Monika Sznajderman rappelle aussi que la violence ne s’est pas arrêtée avec la fin du nazisme puisque l’antisémitisme polonais est une constante. Un de ses oncles a été tué par des Voisins, pour reprendre le titre de Jan Tomasz Gross. Elle livre aussi un témoignage saisissant sur la vie des enfants Juifs de Pologne au sortir de la guerre. Elle s’appuie sur l’ouvrage, non traduit en français, de Maria Thau qui raconte l’expérience de la maison d’enfants de Zatrzebie, fondée dans l’esprit des maisons d’enfants de Janus Korzack, un havre de paix dans lequel vivaient les enfants survivants, qui, comme son père, étaient des rescapés des camps. À la suite de Maria Thau, elle décrit les conditions de vie de cette communauté éducative, traversée par les hurlements nocturnes des enfants survivants.

Monica Sznajderman analyse aussi parfaitement le mécanisme du pouvoir communiste polonais. Alors que l’un de ses oncles est victime de la répression communiste, son frère est promu par le Parti ouvrier unifié polonais. Le père de Monica se plie également à l’autorité communiste, partant travailler comme médecin en Corée pour soigner les soldats communistes, avant de remettre sur pied son oncle polonais, non-juifd, détruit par le même système.
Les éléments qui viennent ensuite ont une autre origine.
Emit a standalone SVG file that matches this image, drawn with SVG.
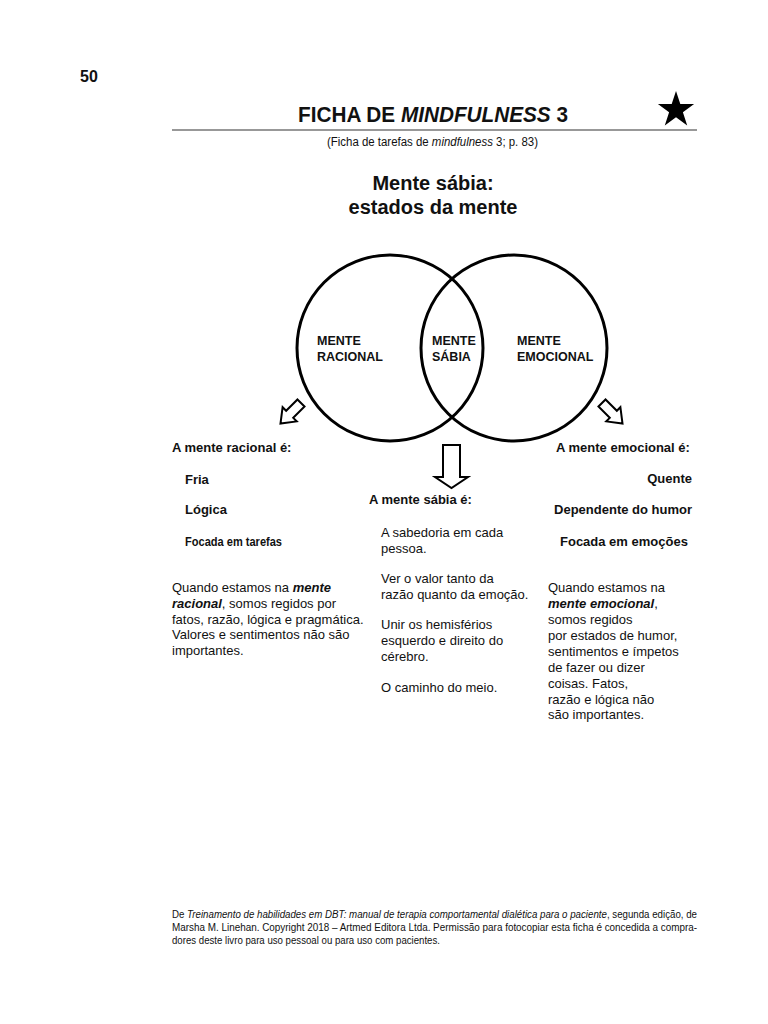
<svg xmlns="http://www.w3.org/2000/svg" width="768" height="1024" viewBox="0 0 768 1024">
<style>
text{font-family:"Liberation Sans",Arial,sans-serif;fill:#111}
.b{font-weight:bold}
.i{font-style:italic}
.body{font-size:13px}
.lbl{font-size:12.5px;font-weight:bold}
.circ{fill:none;stroke:#000;stroke-width:3}
.arr{fill:#fff;stroke:#000;stroke-width:2;stroke-linejoin:miter}
.foot{font-size:10px}
</style>
<rect width="768" height="1024" fill="#fff"/>
<text x="80" y="82" class="b" font-size="16">50</text>
<text id="title" x="298" y="122" class="b" font-size="22" textLength="270" lengthAdjust="spacingAndGlyphs">FICHA DE <tspan class="i">MINDFULNESS</tspan> 3</text>
<polygon points="676,91 680.3,104.1 694.1,104.1 682.9,112.3 687.2,125.4 676,117.3 664.8,125.4 669.1,112.3 657.9,104.1 671.7,104.1" fill="#000"/>
<line x1="172" y1="130" x2="697" y2="130" stroke="#333" stroke-width="1.2"/>
<text id="subtitle" x="327" y="146" font-size="12" textLength="211" lengthAdjust="spacingAndGlyphs">(Ficha de tarefas de <tspan class="i">mindfulness</tspan> 3; p. 83)</text>
<text x="433" y="190" class="b" font-size="20" text-anchor="middle">Mente sábia:</text>
<text x="433" y="214" class="b" font-size="20" text-anchor="middle">estados da mente</text>

<g id="circle-racional"><circle cx="390" cy="348" r="93" class="circ"/>
<text x="317" y="345" class="lbl">MENTE</text><text x="317" y="361" class="lbl">RACIONAL</text></g>
<g id="circle-emocional"><circle cx="514" cy="348" r="93" class="circ"/>
<text x="517" y="345" class="lbl">MENTE</text><text x="517" y="361" class="lbl">EMOCIONAL</text></g>
<g id="sabia"><text x="432" y="345" class="lbl">MENTE</text><text x="432" y="361" class="lbl">SÁBIA</text></g>

<g id="connectors">
<path class="arr" transform="translate(301,403) rotate(45)" d="M-5,0 L5,0 L5,16 L10,16 L0,29 L-10,16 L-5,16 Z"/>
<path class="arr" transform="translate(602,403) rotate(-45)" d="M-5,0 L5,0 L5,16 L10,16 L0,29 L-10,16 L-5,16 Z"/>
<path class="arr" d="M443,445 L460,445 L460,477 L468,477 L451.5,488 L435,477 L443,477 Z"/>
</g>

<g id="racional">
<text x="172" y="452" class="b body">A mente racional é:</text>
<text x="185" y="484" class="b body">Fria</text>
<text x="185" y="514" class="b body">Lógica</text>
<text x="185" y="546" class="b body" textLength="97" lengthAdjust="spacingAndGlyphs">Focada em tarefas</text>
<text class="body" x="172" y="592">Quando estamos na <tspan class="b i">mente</tspan></text>
<text class="body" x="172" y="608"><tspan class="b i">racional</tspan>, somos regidos por</text>
<text class="body" x="172" y="624">fatos, razão, lógica e pragmática.</text>
<text class="body" x="172" y="639">Valores e sentimentos não são</text>
<text class="body" x="172" y="655">importantes.</text>
</g>

<g id="sabia-text">
<text x="369" y="504" class="b body">A mente sábia é:</text>
<text class="body" x="381" y="537">A sabedoria em cada</text>
<text class="body" x="381" y="553">pessoa.</text>
<text class="body" x="381" y="583">Ver o valor tanto da</text>
<text class="body" x="381" y="599">razão quanto da emoção.</text>
<text class="body" x="381" y="629">Unir os hemisférios</text>
<text class="body" x="381" y="645">esquerdo e direito do</text>
<text class="body" x="381" y="661">cérebro.</text>
<text class="body" x="381" y="692">O caminho do meio.</text>
</g>

<g id="emocional">
<text x="556" y="452" class="b body">A mente emocional é:</text>
<text x="692" y="483" class="b body" text-anchor="end">Quente</text>
<text x="692" y="514" class="b body" text-anchor="end">Dependente do humor</text>
<text x="560" y="546" class="b body">Focada em emoções</text>
<text class="body" x="548" y="592">Quando estamos na</text>
<text class="body" x="548" y="608"><tspan class="b i">mente emocional</tspan>,</text>
<text class="body" x="548" y="624">somos regidos</text>
<text class="body" x="548" y="640">por estados de humor,</text>
<text class="body" x="548" y="656">sentimentos e ímpetos</text>
<text class="body" x="548" y="672">de fazer ou dizer</text>
<text class="body" x="548" y="688">coisas. Fatos,</text>
<text class="body" x="548" y="704">razão e lógica não</text>
<text class="body" x="548" y="719">são importantes.</text>
</g>

<g id="footer">
<text class="foot" x="172" y="918" textLength="525" lengthAdjust="spacingAndGlyphs">De <tspan class="i">Treinamento de habilidades em DBT: manual de terapia comportamental dialética para o paciente</tspan>, segunda edição, de</text>
<text class="foot" x="172" y="931" textLength="525" lengthAdjust="spacingAndGlyphs">Marsha M. Linehan. Copyright 2018 – Artmed Editora Ltda. Permissão para fotocopiar esta ficha é concedida a compra-</text>
<text class="foot" x="172" y="944" textLength="268" lengthAdjust="spacingAndGlyphs">dores deste livro para uso pessoal ou para uso com pacientes.</text>
</g>
</svg>
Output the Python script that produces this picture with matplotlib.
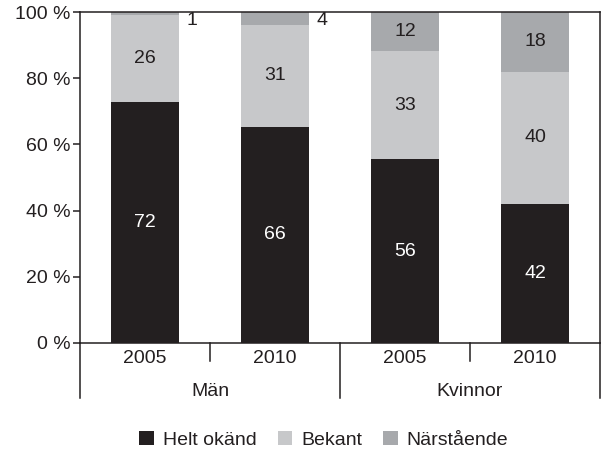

Comme dans le livre d’Omer Bartov, celui-ci met en lumière les capacités manipulatrices et destructrices des pouvoirs totalitaires.

 

 

Ces deux approches offrent certes des analyses différentes de la réalité génocidaire et de la vie dans ces régions marquées par la guerre et la violence de masse, mais elles aboutissent à des conclusions communes sur la nature des régimes en place.